Code that draws figures:
# # # # #

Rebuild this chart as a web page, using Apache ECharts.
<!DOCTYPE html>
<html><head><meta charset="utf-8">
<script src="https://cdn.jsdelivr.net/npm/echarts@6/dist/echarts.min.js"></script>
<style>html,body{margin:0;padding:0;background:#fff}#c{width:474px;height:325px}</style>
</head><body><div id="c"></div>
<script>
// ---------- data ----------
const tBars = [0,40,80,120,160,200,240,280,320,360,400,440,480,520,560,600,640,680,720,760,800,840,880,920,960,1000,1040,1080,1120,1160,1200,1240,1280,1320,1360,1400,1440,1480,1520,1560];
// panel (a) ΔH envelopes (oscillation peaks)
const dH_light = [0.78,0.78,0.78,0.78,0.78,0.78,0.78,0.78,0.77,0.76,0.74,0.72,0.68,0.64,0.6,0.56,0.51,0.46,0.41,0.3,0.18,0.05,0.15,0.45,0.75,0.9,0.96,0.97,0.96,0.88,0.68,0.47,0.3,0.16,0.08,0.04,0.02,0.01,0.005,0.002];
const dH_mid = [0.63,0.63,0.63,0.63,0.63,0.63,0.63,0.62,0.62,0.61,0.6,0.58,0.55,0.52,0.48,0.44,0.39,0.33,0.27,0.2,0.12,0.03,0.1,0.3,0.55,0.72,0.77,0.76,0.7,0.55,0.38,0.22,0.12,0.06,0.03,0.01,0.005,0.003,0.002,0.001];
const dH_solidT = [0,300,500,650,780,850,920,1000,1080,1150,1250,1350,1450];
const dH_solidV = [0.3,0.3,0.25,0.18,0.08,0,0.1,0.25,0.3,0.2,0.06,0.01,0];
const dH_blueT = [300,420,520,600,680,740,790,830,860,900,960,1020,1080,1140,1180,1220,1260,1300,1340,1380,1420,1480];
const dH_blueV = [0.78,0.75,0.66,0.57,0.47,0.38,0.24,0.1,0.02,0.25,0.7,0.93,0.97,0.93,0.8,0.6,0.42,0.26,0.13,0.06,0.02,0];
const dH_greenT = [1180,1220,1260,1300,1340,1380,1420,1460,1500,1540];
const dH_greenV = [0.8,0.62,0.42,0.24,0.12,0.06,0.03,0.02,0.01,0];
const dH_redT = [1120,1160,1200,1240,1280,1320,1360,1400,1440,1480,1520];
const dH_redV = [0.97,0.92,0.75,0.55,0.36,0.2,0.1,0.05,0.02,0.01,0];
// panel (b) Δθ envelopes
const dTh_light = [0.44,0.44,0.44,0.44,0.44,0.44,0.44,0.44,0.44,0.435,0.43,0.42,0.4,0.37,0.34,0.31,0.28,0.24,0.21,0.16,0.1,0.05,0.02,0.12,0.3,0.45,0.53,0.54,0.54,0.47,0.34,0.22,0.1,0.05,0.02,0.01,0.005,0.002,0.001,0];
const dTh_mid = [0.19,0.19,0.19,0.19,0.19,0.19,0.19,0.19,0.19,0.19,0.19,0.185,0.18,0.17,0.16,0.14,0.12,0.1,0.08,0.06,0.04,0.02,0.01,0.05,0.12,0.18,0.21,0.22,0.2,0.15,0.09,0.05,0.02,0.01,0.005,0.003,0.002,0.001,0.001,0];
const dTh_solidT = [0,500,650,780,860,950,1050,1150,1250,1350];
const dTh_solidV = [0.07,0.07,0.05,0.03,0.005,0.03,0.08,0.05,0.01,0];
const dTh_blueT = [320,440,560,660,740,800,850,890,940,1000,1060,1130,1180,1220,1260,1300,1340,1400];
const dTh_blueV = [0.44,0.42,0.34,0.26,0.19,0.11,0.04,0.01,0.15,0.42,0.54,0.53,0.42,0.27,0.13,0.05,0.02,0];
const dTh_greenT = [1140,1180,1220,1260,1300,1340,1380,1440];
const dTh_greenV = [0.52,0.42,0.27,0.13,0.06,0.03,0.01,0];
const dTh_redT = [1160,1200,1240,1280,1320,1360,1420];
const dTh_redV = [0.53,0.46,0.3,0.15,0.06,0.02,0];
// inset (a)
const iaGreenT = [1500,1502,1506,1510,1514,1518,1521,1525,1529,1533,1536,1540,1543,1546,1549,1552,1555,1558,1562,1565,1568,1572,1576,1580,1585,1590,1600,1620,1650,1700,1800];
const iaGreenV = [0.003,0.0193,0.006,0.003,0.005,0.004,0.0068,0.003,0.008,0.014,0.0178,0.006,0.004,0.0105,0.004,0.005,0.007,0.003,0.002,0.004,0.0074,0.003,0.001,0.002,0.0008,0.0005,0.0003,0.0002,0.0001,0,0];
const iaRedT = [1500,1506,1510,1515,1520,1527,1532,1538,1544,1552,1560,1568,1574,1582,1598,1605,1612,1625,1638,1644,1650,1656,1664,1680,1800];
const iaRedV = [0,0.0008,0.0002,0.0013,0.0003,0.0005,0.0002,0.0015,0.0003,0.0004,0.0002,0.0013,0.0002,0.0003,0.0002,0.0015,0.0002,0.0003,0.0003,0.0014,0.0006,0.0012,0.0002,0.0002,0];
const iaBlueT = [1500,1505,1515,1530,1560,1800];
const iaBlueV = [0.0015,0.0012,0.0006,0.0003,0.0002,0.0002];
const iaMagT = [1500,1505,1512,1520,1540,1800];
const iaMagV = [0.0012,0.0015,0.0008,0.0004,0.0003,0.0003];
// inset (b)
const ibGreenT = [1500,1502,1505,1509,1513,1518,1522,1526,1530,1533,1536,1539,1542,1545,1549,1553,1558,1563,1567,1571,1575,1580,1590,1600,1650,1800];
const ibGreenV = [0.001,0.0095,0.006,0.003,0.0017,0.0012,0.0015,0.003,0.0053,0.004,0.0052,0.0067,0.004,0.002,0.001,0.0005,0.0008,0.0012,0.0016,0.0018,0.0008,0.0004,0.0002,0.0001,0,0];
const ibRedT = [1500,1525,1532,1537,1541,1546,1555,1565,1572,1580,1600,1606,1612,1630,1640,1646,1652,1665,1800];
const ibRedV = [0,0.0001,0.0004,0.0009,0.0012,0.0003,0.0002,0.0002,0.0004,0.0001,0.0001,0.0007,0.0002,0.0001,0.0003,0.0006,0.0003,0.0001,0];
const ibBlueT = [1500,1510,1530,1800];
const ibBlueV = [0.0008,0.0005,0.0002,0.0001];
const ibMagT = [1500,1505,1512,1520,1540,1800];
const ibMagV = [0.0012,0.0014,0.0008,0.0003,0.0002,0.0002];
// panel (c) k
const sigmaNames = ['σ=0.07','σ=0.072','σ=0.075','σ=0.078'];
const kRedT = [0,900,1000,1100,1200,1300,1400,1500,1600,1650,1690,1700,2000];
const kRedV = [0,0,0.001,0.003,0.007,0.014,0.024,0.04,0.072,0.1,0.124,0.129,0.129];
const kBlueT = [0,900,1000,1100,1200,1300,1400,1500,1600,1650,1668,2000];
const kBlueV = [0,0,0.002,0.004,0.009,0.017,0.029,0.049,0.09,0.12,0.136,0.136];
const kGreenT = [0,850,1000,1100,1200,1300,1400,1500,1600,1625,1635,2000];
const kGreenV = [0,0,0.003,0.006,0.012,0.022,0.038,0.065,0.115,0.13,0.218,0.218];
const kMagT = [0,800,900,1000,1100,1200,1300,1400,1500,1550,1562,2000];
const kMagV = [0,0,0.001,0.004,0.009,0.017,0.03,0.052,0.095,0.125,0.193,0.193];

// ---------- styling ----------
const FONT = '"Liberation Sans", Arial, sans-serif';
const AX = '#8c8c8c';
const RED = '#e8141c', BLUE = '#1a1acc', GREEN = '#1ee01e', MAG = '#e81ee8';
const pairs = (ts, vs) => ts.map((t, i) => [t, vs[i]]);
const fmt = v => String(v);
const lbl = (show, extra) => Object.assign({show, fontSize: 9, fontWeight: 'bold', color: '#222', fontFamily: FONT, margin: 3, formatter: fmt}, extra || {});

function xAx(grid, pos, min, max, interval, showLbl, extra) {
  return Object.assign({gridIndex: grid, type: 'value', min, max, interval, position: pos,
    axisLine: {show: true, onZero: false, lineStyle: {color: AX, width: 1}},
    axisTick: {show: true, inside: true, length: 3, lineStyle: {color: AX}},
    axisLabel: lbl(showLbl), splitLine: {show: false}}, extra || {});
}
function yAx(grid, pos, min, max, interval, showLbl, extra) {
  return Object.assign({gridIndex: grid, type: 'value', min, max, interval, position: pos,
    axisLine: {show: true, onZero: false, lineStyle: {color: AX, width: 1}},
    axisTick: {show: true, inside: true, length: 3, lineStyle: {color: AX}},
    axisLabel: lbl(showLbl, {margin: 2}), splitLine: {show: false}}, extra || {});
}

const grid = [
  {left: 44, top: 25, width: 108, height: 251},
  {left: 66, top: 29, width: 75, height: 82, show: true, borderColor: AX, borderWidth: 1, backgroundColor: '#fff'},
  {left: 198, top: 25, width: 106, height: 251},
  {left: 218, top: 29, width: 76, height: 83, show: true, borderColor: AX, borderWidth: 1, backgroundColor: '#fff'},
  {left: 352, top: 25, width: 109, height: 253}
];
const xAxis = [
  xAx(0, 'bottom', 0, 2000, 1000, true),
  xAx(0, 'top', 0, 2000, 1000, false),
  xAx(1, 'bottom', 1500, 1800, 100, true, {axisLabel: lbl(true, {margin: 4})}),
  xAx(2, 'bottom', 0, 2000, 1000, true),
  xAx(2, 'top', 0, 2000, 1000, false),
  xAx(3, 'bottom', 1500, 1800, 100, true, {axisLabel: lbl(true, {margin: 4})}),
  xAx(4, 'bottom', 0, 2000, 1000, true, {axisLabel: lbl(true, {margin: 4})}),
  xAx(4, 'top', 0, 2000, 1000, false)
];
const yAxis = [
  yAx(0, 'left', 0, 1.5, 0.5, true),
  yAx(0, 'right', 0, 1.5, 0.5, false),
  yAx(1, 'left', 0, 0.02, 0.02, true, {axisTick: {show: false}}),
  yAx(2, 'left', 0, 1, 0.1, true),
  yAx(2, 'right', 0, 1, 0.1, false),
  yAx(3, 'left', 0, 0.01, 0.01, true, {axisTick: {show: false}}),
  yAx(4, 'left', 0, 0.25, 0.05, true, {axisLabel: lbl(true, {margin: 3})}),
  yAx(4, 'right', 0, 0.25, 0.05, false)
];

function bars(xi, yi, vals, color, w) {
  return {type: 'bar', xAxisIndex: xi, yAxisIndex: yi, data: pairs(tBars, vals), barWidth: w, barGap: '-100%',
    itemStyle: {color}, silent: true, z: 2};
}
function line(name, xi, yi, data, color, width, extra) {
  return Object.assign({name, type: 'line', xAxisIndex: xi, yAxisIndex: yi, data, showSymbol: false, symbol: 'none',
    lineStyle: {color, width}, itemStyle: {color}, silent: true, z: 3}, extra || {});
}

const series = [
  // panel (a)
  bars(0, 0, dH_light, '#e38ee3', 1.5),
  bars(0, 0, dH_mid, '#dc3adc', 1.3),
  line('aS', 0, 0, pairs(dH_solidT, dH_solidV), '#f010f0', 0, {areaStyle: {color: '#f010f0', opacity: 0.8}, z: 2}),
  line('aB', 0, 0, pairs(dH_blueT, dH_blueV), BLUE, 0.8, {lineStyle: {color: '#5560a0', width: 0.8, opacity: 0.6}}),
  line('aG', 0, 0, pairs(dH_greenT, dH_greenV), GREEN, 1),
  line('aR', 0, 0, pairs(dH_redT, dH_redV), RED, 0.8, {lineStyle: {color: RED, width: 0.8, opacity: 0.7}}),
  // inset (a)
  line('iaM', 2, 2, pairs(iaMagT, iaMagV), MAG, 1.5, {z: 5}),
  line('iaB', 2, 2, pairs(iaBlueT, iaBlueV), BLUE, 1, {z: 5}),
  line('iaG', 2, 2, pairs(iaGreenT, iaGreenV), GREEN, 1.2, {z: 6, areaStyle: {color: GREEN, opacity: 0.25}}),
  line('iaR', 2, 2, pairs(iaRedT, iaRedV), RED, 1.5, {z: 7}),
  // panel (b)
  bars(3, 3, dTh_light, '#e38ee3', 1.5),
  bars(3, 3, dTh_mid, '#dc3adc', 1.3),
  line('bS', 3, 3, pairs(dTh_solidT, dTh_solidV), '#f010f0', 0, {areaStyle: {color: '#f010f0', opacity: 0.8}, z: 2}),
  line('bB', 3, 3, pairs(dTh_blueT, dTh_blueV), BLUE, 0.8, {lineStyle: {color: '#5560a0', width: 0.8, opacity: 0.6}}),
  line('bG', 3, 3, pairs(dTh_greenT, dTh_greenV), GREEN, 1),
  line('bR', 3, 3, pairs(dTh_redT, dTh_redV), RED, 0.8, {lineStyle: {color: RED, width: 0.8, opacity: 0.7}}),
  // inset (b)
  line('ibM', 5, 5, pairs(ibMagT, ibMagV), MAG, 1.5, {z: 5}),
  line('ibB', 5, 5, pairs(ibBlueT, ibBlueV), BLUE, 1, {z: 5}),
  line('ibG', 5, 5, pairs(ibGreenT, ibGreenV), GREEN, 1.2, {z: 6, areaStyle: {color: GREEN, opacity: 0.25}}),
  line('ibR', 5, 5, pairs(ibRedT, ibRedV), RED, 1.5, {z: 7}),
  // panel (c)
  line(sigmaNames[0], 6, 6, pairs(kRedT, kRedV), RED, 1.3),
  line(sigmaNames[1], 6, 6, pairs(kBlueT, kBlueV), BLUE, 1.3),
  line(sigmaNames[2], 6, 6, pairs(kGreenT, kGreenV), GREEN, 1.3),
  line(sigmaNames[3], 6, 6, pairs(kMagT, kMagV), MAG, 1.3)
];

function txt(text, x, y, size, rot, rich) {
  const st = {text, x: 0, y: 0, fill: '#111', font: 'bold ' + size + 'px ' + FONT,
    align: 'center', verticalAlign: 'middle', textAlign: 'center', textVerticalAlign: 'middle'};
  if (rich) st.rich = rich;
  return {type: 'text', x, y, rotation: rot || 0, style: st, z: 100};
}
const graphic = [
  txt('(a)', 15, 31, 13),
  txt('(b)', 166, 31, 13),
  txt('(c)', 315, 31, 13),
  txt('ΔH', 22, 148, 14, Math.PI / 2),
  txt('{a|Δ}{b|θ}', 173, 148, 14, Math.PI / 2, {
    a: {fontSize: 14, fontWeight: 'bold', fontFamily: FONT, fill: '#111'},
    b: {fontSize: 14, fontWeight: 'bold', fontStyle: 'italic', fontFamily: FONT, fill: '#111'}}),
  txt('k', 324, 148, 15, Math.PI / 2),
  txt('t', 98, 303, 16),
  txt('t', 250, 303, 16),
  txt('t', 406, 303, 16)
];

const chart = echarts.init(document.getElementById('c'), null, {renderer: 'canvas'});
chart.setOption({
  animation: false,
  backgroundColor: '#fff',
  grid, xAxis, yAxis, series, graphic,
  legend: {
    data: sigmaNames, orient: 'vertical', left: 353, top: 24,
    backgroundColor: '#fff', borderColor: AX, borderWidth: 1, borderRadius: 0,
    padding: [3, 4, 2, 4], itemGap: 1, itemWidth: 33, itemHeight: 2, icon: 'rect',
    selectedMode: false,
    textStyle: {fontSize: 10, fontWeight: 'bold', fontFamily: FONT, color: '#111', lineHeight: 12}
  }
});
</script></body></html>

# # # # #

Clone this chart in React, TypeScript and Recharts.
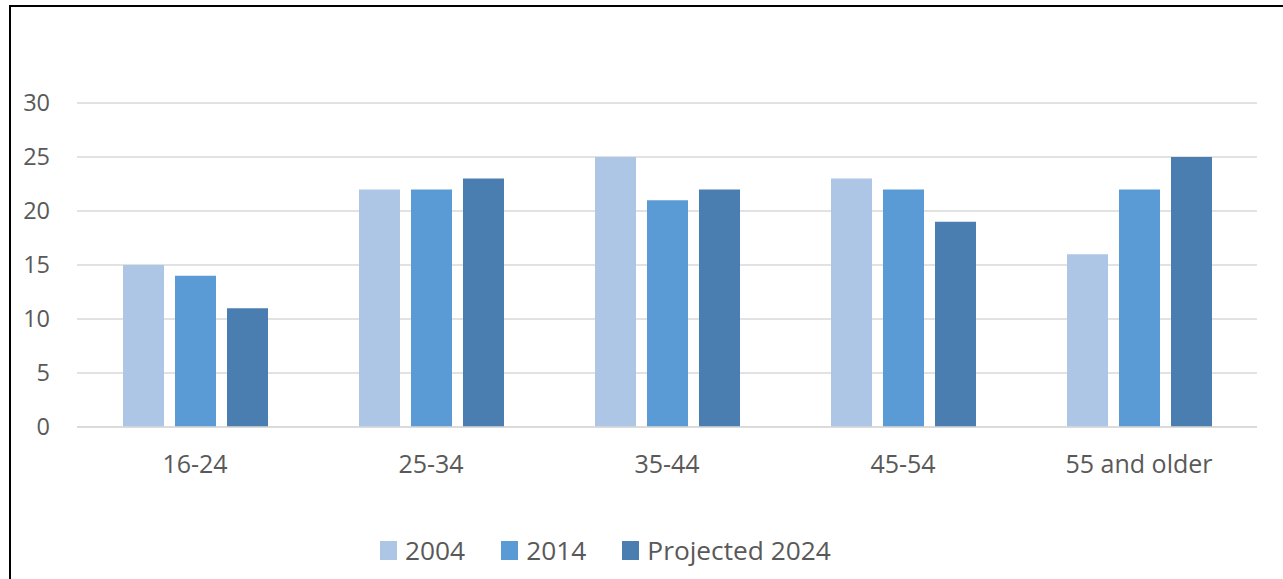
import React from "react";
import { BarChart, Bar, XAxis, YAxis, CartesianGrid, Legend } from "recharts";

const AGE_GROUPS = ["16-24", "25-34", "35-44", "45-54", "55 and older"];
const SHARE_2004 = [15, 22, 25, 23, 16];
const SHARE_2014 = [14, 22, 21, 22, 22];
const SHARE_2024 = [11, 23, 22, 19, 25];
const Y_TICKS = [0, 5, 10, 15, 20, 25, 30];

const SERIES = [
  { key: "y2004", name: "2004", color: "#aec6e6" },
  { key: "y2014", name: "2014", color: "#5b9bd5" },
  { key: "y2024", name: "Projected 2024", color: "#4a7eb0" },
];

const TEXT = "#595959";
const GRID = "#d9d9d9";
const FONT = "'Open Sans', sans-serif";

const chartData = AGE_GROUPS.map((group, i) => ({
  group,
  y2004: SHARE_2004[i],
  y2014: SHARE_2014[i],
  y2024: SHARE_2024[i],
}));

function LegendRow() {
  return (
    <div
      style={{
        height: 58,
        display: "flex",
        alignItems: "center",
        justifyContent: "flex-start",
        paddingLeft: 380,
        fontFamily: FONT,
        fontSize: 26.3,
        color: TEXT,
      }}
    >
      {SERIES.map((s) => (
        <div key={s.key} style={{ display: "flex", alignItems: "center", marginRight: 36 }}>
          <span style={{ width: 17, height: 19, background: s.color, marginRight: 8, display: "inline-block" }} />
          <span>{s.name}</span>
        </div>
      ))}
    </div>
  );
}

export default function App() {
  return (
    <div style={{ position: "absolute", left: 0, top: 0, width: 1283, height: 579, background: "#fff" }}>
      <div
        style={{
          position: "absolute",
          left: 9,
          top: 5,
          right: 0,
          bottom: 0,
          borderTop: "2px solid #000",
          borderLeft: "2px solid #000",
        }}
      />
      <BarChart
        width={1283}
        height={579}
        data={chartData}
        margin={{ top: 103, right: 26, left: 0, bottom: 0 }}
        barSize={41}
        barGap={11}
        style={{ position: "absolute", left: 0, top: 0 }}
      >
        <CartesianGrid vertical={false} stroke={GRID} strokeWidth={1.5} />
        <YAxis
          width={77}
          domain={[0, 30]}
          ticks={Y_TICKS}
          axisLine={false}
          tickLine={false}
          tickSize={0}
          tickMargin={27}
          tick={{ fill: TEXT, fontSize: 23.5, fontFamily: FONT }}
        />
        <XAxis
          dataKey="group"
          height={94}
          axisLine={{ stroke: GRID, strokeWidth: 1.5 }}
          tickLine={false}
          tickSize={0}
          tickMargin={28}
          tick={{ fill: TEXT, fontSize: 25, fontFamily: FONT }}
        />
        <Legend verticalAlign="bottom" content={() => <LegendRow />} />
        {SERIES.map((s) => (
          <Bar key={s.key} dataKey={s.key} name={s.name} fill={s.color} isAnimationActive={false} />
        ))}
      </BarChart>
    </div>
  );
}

# # # # #

▶ _Task goal_
Pick out each line that holds the string "this".

▶ _Final result_
Rebuild this chart as a web page, using Apache ECharts.
Clone this chart in React, TypeScript and Recharts.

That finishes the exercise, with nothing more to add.